読売屋の新しい主人、庄之助に、なぜか武士のような威厳がある。しかも日に焼けた逞しい体つきからして、かなりの遣い手のようだ―乾物屋への強請をとっちめた琢ノ介が、直後に襲われた。悪評芬々の読売屋「かわせみ屋」の仕業と見られたが、養子に入った庄之助が跡を継いだ昨今は、奉公人を厳しく取り仕切り、行状は改まっているはずだ。定廻り同心の樺山富士太郎と湯瀬直之進らが琢ノ介襲撃の下手人を追うなか、独自に探索を始めた旧知の岡っ引の姿が消えた。大人気の書き下ろしシリーズ第四十巻。(「BOOK」データベースより)
口入屋用心棒シリーズの第四十弾の長編痛快時代小説です。
金杉町の乾物問屋「出水屋」を訪れていた米田屋琢ノ介は、出水屋に難癖をつけてきた男を叩き出してしまう。その男はかわせみ屋の公造という男だった。
米田屋の近くまで帰ってきた琢ノ介は、待ち構えていた三人の男に木刀で殴られて大怪我を負ってしまう。さいわい大事には至っていない琢ノ助だった。
駈けつけた富士太郎は、読売屋であるかわせみ屋先代の恒五郎が怪しいという琢ノ介の言葉でかわせみ屋に行くが、かわせみ屋の今の主人である庄之助も、先代の恒五郎琢ノ介を襲ったことはないというのだった。
その帰り道で、金之丞という男が富士太郎に声をかけてきた。岡っ引きだった五十過ぎの男で、庄之助という男が何かと怪しく、見張っているというのだ。
他方、直之進も琢ノ介から話を聞いてかわせみ屋に向かうが、かわせみ屋から出てくる巨大な気を持った庄之助思われる男に出会う。
庄之助をつけているほっかむりの男に気づいた直之進はその後をつけるが、庄之助の合図で現れた八人の侍襲われているほっかむりの男を助け、庄之助を見失ってしまうのだった。

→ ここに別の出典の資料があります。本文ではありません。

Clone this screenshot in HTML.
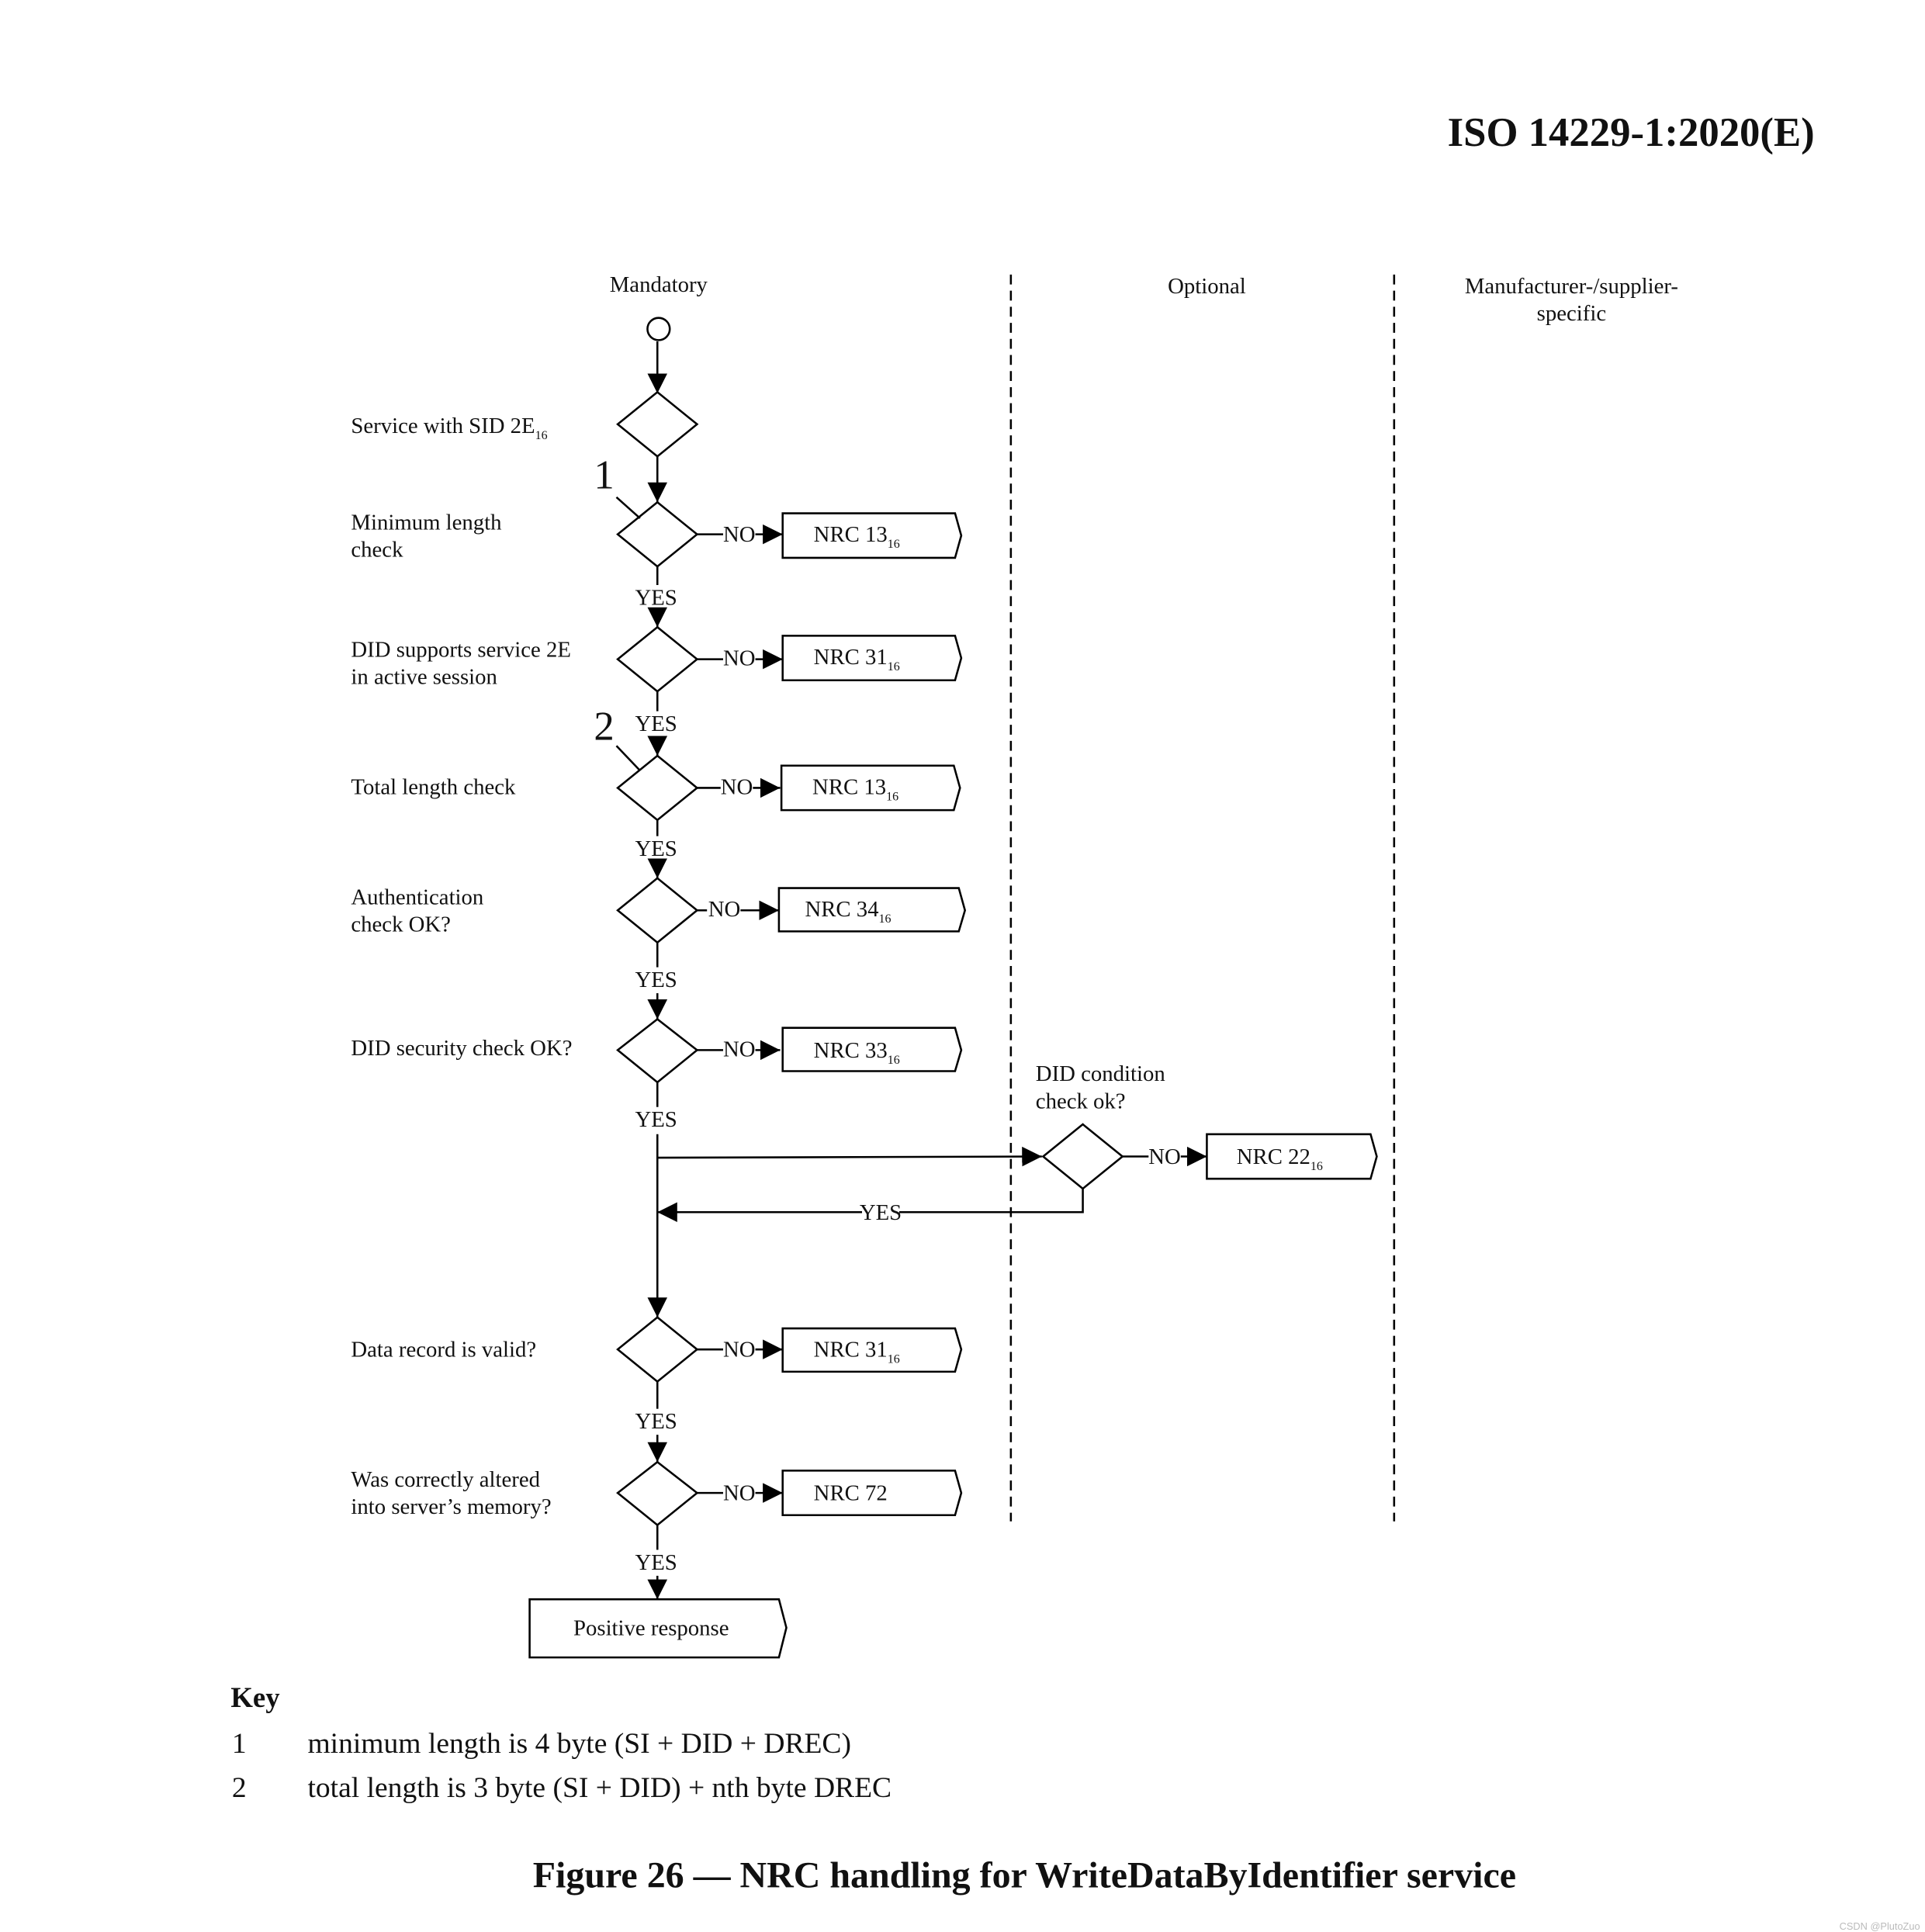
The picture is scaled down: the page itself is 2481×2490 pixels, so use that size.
<!DOCTYPE html>
<html><head><meta charset="utf-8"><style>
html,body{margin:0;padding:0;background:#fff;}
svg{display:block;}
text{font-family:"Liberation Serif",serif;fill:#111;}
</style></head><body>
<svg width="2481" height="2490" viewBox="0 0 1552 1562" preserveAspectRatio="none" xmlns="http://www.w3.org/2000/svg">
<defs>
<marker id="b" markerWidth="16" markerHeight="16" refX="16" refY="8" orient="auto" markerUnits="userSpaceOnUse" viewBox="0 0 16 16">
<path d="M0,0 L16,8 L0,16 z" fill="#000"/></marker>
</defs>
<text x="1463" y="118" font-size="33" font-weight="bold" text-anchor="end">ISO 14229-1:2020(E)</text>
<g font-size="18" text-anchor="middle">
<text x="531" y="236">Mandatory</text>
<text x="973" y="237">Optional</text>
<text x="1267" y="237">Manufacturer-/supplier-</text>
<text x="1267" y="259">specific</text>
</g>
<g stroke="#000" stroke-width="1.6" stroke-dasharray="8,5">
<line x1="815" y1="222" x2="815" y2="1230"/>
<line x1="1124" y1="222" x2="1124" y2="1230"/>
</g>
<g stroke="#000" stroke-width="1.6" fill="none">
<circle cx="531" cy="266" r="9" fill="#fff"/>
<line x1="530" y1="276" x2="530" y2="318" marker-end="url(#b)"/>
<line x1="530" y1="369" x2="530" y2="406" marker-end="url(#b)"/>
<line x1="530" y1="458" x2="530" y2="473"/>
<line x1="530" y1="494" x2="530" y2="507" marker-end="url(#b)"/>
<line x1="530" y1="559" x2="530" y2="575"/>
<line x1="530" y1="596" x2="530" y2="611" marker-end="url(#b)"/>
<line x1="530" y1="663" x2="530" y2="676"/>
<line x1="530" y1="697" x2="530" y2="710" marker-end="url(#b)"/>
<line x1="530" y1="762" x2="530" y2="782"/>
<line x1="530" y1="803" x2="530" y2="824" marker-end="url(#b)"/>
<line x1="530" y1="875" x2="530" y2="895"/>
<line x1="530" y1="917" x2="530" y2="1065" marker-end="url(#b)"/>
<line x1="530" y1="936" x2="840" y2="935" marker-end="url(#b)"/>
<polyline points="873,961 873,980 725,980"/>
<line x1="695" y1="980" x2="530" y2="980" marker-end="url(#b)"/>
<line x1="530" y1="1117" x2="530" y2="1139"/>
<line x1="530" y1="1160" x2="530" y2="1182" marker-end="url(#b)"/>
<line x1="530" y1="1233" x2="530" y2="1253"/>
<line x1="530" y1="1274" x2="530" y2="1293" marker-end="url(#b)"/>
<polygon points="530,317 562,343 530,369 498,343"/>
<polygon points="530,406 562,432 530,458 498,432"/>
<polygon points="530,507 562,533 530,559 498,533"/>
<polygon points="530,611 562,637 530,663 498,637"/>
<polygon points="530,710 562,736 530,762 498,736"/>
<polygon points="530,824 562,849 530,875 498,849"/>
<polygon points="873,909 905,935 873,961 841,935"/>
<polygon points="530,1065 562,1091 530,1117 498,1091"/>
<polygon points="530,1182 562,1207 530,1233 498,1207"/>
<line x1="497" y1="402" x2="516" y2="419"/>
<line x1="497" y1="603" x2="516" y2="623"/>
<line x1="562" y1="432" x2="583" y2="432"/><line x1="609" y1="432" x2="631" y2="432" marker-end="url(#b)"/>
<line x1="562" y1="533" x2="583" y2="533"/><line x1="609" y1="533" x2="631" y2="533" marker-end="url(#b)"/>
<line x1="562" y1="637" x2="581" y2="637"/><line x1="607" y1="637" x2="629" y2="637" marker-end="url(#b)"/>
<line x1="562" y1="736" x2="570" y2="736"/><line x1="597" y1="736" x2="628" y2="736" marker-end="url(#b)"/>
<line x1="562" y1="849" x2="583" y2="849"/><line x1="609" y1="849" x2="629" y2="849" marker-end="url(#b)"/>
<line x1="905" y1="935" x2="926" y2="935"/><line x1="952" y1="935" x2="973" y2="935" marker-end="url(#b)"/>
<line x1="562" y1="1091" x2="583" y2="1091"/><line x1="609" y1="1091" x2="631" y2="1091" marker-end="url(#b)"/>
<line x1="562" y1="1207" x2="583" y2="1207"/><line x1="609" y1="1207" x2="631" y2="1207" marker-end="url(#b)"/>
<polygon points="631,415 770,415 775,433 770,451 631,451"/>
<polygon points="631,514 770,514 775,532 770,550 631,550"/>
<polygon points="630,619 769,619 774,637 769,655 630,655"/>
<polygon points="628,718 773,718 778,736 773,753 628,753"/>
<polygon points="631,831 770,831 775,849 770,866 631,866"/>
<polygon points="973,917 1105,917 1110,935 1105,953 973,953"/>
<polygon points="631,1074 770,1074 775,1091 770,1109 631,1109"/>
<polygon points="631,1189 770,1189 775,1207 770,1225 631,1225"/>
<polygon points="427,1293 628,1293 634,1316 628,1340 427,1340"/>
</g>
<g font-size="18">
<text x="283" y="350">Service with SID 2E<tspan font-size="10" dy="5">16</tspan></text>
<text x="283" y="428">Minimum length</text><text x="283" y="450">check</text>
<text x="283" y="531">DID supports service 2E</text><text x="283" y="553">in active session</text>
<text x="283" y="642">Total length check</text>
<text x="283" y="731">Authentication</text><text x="283" y="753">check OK?</text>
<text x="283" y="853">DID security check OK?</text>
<text x="283" y="1097">Data record is valid?</text>
<text x="283" y="1202">Was correctly altered</text><text x="283" y="1224">into server’s memory?</text>
<text x="835" y="874">DID  condition</text><text x="835" y="896">check ok?</text>
<text x="656" y="438">NRC 13<tspan font-size="10" dy="5">16</tspan></text>
<text x="656" y="537">NRC 31<tspan font-size="10" dy="5">16</tspan></text>
<text x="655" y="642">NRC 13<tspan font-size="10" dy="5">16</tspan></text>
<text x="649" y="741">NRC 34<tspan font-size="10" dy="5">16</tspan></text>
<text x="656" y="855">NRC 33<tspan font-size="10" dy="5">16</tspan></text>
<text x="997" y="941">NRC 22<tspan font-size="10" dy="5">16</tspan></text>
<text x="656" y="1097">NRC 31<tspan font-size="10" dy="5">16</tspan></text>
<text x="656" y="1213">NRC 72</text>
<text x="525" y="1322" text-anchor="middle">Positive response</text>
</g>
<g font-size="18" text-anchor="middle">
<text x="596" y="438">NO</text><text x="596" y="538">NO</text><text x="594" y="642">NO</text>
<text x="584" y="741">NO</text><text x="596" y="854">NO</text><text x="939" y="941">NO</text>
<text x="596" y="1097">NO</text><text x="596" y="1213">NO</text>
<text x="529" y="489">YES</text><text x="529" y="591">YES</text><text x="529" y="692">YES</text>
<text x="529" y="798">YES</text><text x="529" y="911">YES</text><text x="710" y="986">YES</text>
<text x="529" y="1155">YES</text><text x="529" y="1269">YES</text>
</g>
<text x="487" y="395" font-size="33" text-anchor="middle">1</text>
<text x="487" y="598" font-size="33" text-anchor="middle">2</text>
<text x="186" y="1380" font-size="23" font-weight="bold">Key</text>
<text x="187" y="1417" font-size="23.5">1</text><text x="248" y="1417" font-size="23.5">minimum length is 4 byte (SI + DID + DREC)</text>
<text x="187" y="1453" font-size="23.5">2</text><text x="248" y="1453" font-size="23.5">total length is 3 byte (SI + DID) + nth byte DREC</text>
<text x="826" y="1526" font-size="30" font-weight="bold" text-anchor="middle">Figure 26 — NRC handling for WriteDataByIdentifier service</text>
<text x="1548" y="1560" font-size="8" text-anchor="end" style="fill:#bbb;font-family:'Liberation Sans',sans-serif">CSDN @PlutoZuo</text>
</svg>
</body></html>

本書に至り、マンネリ感を感じていたこのシリーズも本来の面白さを取り戻しつつあるかもしれないという印象を持ちました。それほどに読みごたえを感じた物語であったのです。
本書ではかわせみ屋の庄之助という男が登場します。この男については未だ何も分かっていません。
ただ、直之進や佐之助が勤める秀士館に対し含むところがあると思われます。また、何か大望があるらしく、その邪魔になるかもしれない男を本書冒頭で簡単に殺してもいます。
その上で、直之進をして「巨大な気を持っている男」を言わせるほどの存在感を有しているのです。
本書自体では殆ど何も起きないと言ってもよさそうです。ただ、庄之助の正体を探ろうとしている男がいて、その身が危ういことになるだけが語られています。
そのなかで庄之助の正体が少しずつ見えてくることが本書で描かれていることです。その正体不明感で最後まで引っ張られます。そして、意外な終わり方をするのです。
こうしてみると、痛快小説では悪役の描き方が一つのポイントになっていることは間違いなさそうです。魅力的な敵役がいて初めて主人公も活躍できるということでしょう。
そういうことはあらためて言うことでもないのですが、本書のように、面白さを取り戻してきた作品を読むとそのことが思い知らされるのです。
面白が復活してきたこのシリーズの続編が期待されます。